Anthony Niblett, 'Noise Reduction: The Screening Value of Qui Tam', 91 Wash. Univ. Law Review (forthcoming, 2014) (with Anthony J. Casey)

Abstract: 

Whistle-blowing mechanisms have long been recognized and used as tools to encourage the revelation of hidden information. The information sought is often evidence of otherwise undetectable fraud. An effective mechanism will be one that best deters such fraud. To do this, the mechanism needs to produce high-quality information that is not otherwise lost in the noise of low-quality information. In this paper, we present a model to explore how the use of a court-centric qui tam mechanism as opposed to an agency-driven mechanism can improve whistle blowing along these dimensions.

In doing so, the paper compares two leading mechanisms that have been implemented in high-profile federal statutes. The first is the court-centric qui tam mechanism that is embodied in the False Claims Act. The second is the agency-centric whistleblower system enacted as part of the Dodd Frank Act. 

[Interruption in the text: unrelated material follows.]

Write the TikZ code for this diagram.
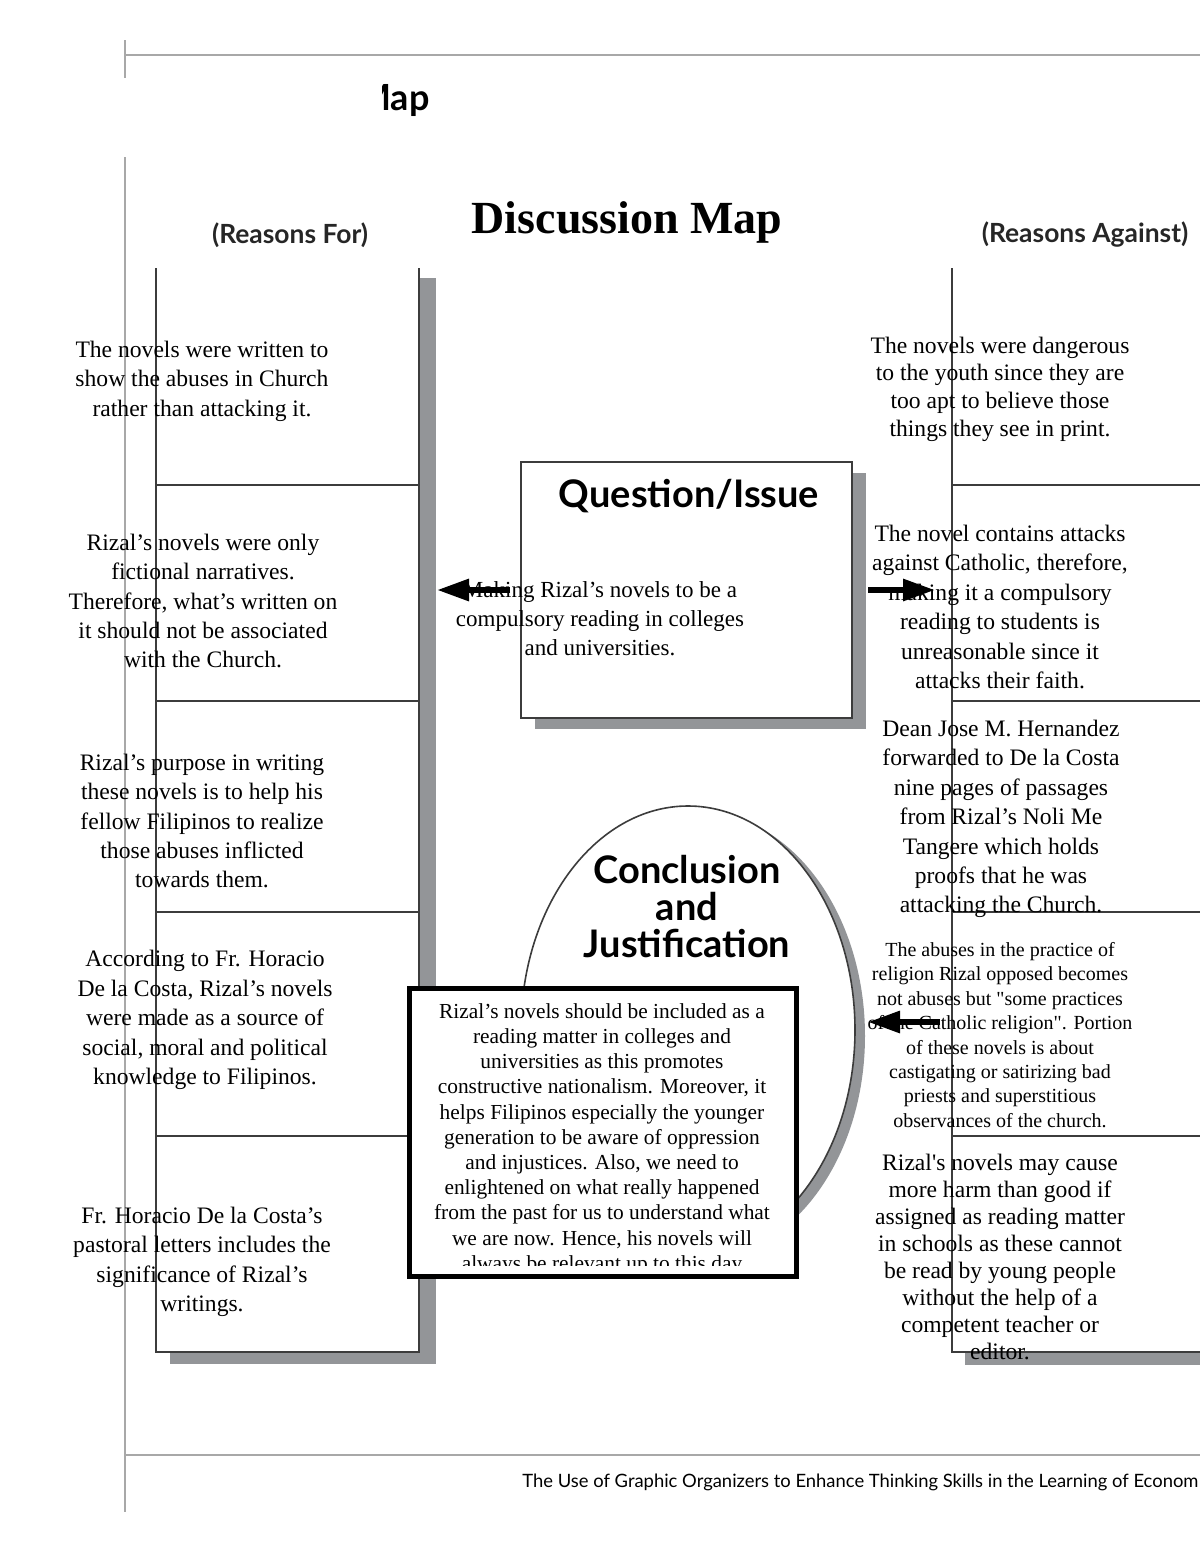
\documentclass[tikz,border=0pt]{standalone}
\usepackage{fontspec}
\setmainfont{Liberation Serif}
\newfontfamily\gill{Lato}
\usetikzlibrary{arrows.meta,positioning,shapes.geometric,shadows}

\definecolor{shadowgray}{HTML}{939598}
\definecolor{rule}{HTML}{3C3C3C}
\definecolor{margin}{HTML}{A8A8A8}

\tikzstyle{reason} = [align=center, inner sep=0pt, font=\fontsize{11.8}{14.7}\selectfont]
\tikzstyle{tight} = [align=center, inner sep=0pt, font=\fontsize{10}{12.2}\selectfont]
\tikzstyle{head} = [align=center, inner sep=0pt, font=\gill\bfseries\fontsize{19}{18.5}\selectfont]
\tikzstyle{side} = [inner sep=0pt, text=black!85, font=\gill\bfseries\fontsize{13.2}{15}\selectfont]
\tikzstyle{fat} = [line width=3pt, -{Triangle[length=16pt,width=10.5pt]}]
\tikzstyle{col} = [draw=rule, line width=1pt]

\begin{document}
\begin{tikzpicture}[x=0.5pt, y=-0.5pt]
\useasboundingbox (0,0) rectangle (1200,1553);
%page margins
\draw[margin, line width=1pt] (125,40) -- (125,78);
\draw[margin, line width=1pt] (125,157) -- (125,1512);
\draw[margin, line width=1pt] (125,55) -- (1200,55);
\draw[margin, line width=1pt] (125,1455) -- (1200,1455);
\begin{scope}
    \clip (382,75) rectangle (445,125);
    \node[head, font=\gill\bfseries\fontsize{18}{20}\selectfont, anchor=east] (oldtitle) at (430,100) {Map};
\end{scope}
\node[anchor=west, inner sep=0pt, font=\gill\fontsize{9.2}{11}\selectfont] (footer) at (522,1482)
    {The Use of Graphic Organizers to Enhance Thinking Skills in the Learning of Econom};

%titles
\node[inner sep=0pt, font=\bfseries\fontsize{23}{26}\selectfont] (title) at (627,222) {Discussion Map};
\node[side] (forhead) at (290,235) {(Reasons For)};
\node[side] (againsthead) at (1085,235) {(Reasons Against)};

%begin left column
\fill[shadowgray] (419,278) rectangle (436,1364);
\fill[shadowgray] (170,1352) rectangle (436,1364);
\draw[col] (156,268) -- (156,1352) -- (419,1352) -- (419,268);
\foreach \y in {485,701,912,1136}
    \draw[col] (156,\y) -- (419,\y);
%end left column

%begin right column
\fill[shadowgray] (965,1352) rectangle (1200,1365);
\draw[col] (952,268) -- (952,1352) -- (1200,1352);
\foreach \y in {485,701,912,1136}
    \draw[col] (952,\y) -- (1200,\y);
%end right column

%reasons for
\node[reason] (forA) at (202,381) {The novels were written to\\show the abuses in Church\\rather than attacking it.};
\node[reason] (forB) at (203,601) {Rizal’s novels were only\\fictional narratives.\\Therefore, what’s written on\\it should not be associated\\with the Church.};
\node[reason] (forC) at (202,821) {Rizal’s purpose in writing\\these novels is to help his\\fellow Filipinos to realize\\those abuses inflicted\\towards them.};
\node[reason] (forD) at (205,1020) {According to Fr. Horacio\\De la Costa, Rizal’s novels\\were made as a source of\\social, moral and political\\knowledge to Filipinos.};
\node[reason] (forE) at (202,1262) {Fr. Horacio De la Costa’s\\pastoral letters includes the\\significance of Rizal’s\\writings.};

%reasons against
\node[reason, font=\fontsize{11.8}{13.85}\selectfont] (agA) at (1000,389) {The novels were dangerous\\to the youth since they are\\too apt to believe those\\things they see in print.};
\node[reason] (agB) at (1000,607) {The novel contains attacks\\against Catholic, therefore,\\making it a compulsory\\reading to students is\\unreasonable since it\\attacks their faith.};
\node[reason] (agC) at (1001,819) {Dean Jose M. Hernandez\\forwarded to De la Costa\\nine pages of passages\\from Rizal’s Noli Me\\Tangere which holds\\proofs that he was\\attacking the Church.};
\node[tight] (agD) at (1000,1035) {The abuses in the practice of\\religion Rizal opposed becomes\\not abuses but \textquotedbl some practices\\of the Catholic religion\textquotedbl. Portion\\of these novels is about\\castigating or satirizing bad\\priests and superstitious\\observances of the church.};
\node[reason, font=\fontsize{11.8}{13.5}\selectfont] (agE) at (1000,1257) {Rizal\textquotesingle s novels may cause\\more harm than good if\\assigned as reading matter\\in schools as these cannot\\be read by young people\\without the help of a\\competent teacher or\\editor.};

%question
\node[draw=rule, line width=0.8pt, fill=white, minimum width=165.5pt, minimum height=128pt, inner sep=0pt,
    drop shadow={shadow xshift=7pt, shadow yshift=-5.5pt, fill=shadowgray, opacity=1}] (q) at (686.5,590) {};
\node[head] (qhead) at (689,496) {Question/Issue};
\node[reason, font=\fontsize{11.5}{14.5}\selectfont] (qtext) at (600,619) {Making Rizal’s novels to be a\\compulsory reading in colleges\\and universities.};

%conclusion
\node[ellipse, draw=rule, line width=0.8pt, fill=white, minimum width=167pt, minimum height=224pt, inner sep=0pt,
    drop shadow={shadow xshift=5pt, shadow yshift=-3pt, fill=shadowgray, opacity=1}] (c) at (688,1030) {};
\node[head] (chead) at (687,907) {Conclusion\\and\\Justification};
\node[draw=black, line width=2.5pt, fill=white, minimum width=193.5pt, minimum height=144pt, inner sep=0pt] (cbox) at (602.5,1132) {};
\begin{scope}
    \clip (411,990) rectangle (794,1265);
    \node[tight, font=\fontsize{10.7}{12.6}\selectfont, anchor=north] (ctext) at (602,1003) {Rizal’s novels should be included as a\\reading matter in colleges and\\universities as this promotes\\constructive nationalism. Moreover, it\\helps Filipinos especially the younger\\generation to be aware of oppression\\and injustices. Also, we need to\\enlightened on what really happened\\from the past for us to understand what\\we are now. Hence, his novels will\\always be relevant up to this day};
\end{scope}

%arrows
\coordinate (leftend) at (437,590);
\coordinate (rightend) at (935,590);
\coordinate (lowstart) at (940,1022);
\draw[fat] (q.west -| 510,0) -- (leftend);
\draw[fat] (q.east -| 868,0) -- (rightend);
\draw[fat] (lowstart) -- (lowstart -| 868,0);
\end{tikzpicture}
\end{document}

The model demonstrates that where there is asymmetric information, the qui tam mechanism – which allows whistleblowers to file lawsuits on behalf of the government – serves a central role in screening out low-quality information. This results because the qui tam process imposes a private cost commitment on the plaintiff that produces a separating equilibrium. That, in turn, improves enforcement and deterrence. This suggests the counterintuitive result that increasing costs and lowering rewards for whistleblowers can often lead to better enforcement and less fraud.

This analysis fills a conspicuous gap in the existing literature, which has ignored both the screening value of qui tam and the deterrent effects of whistleblower mechanisms generally.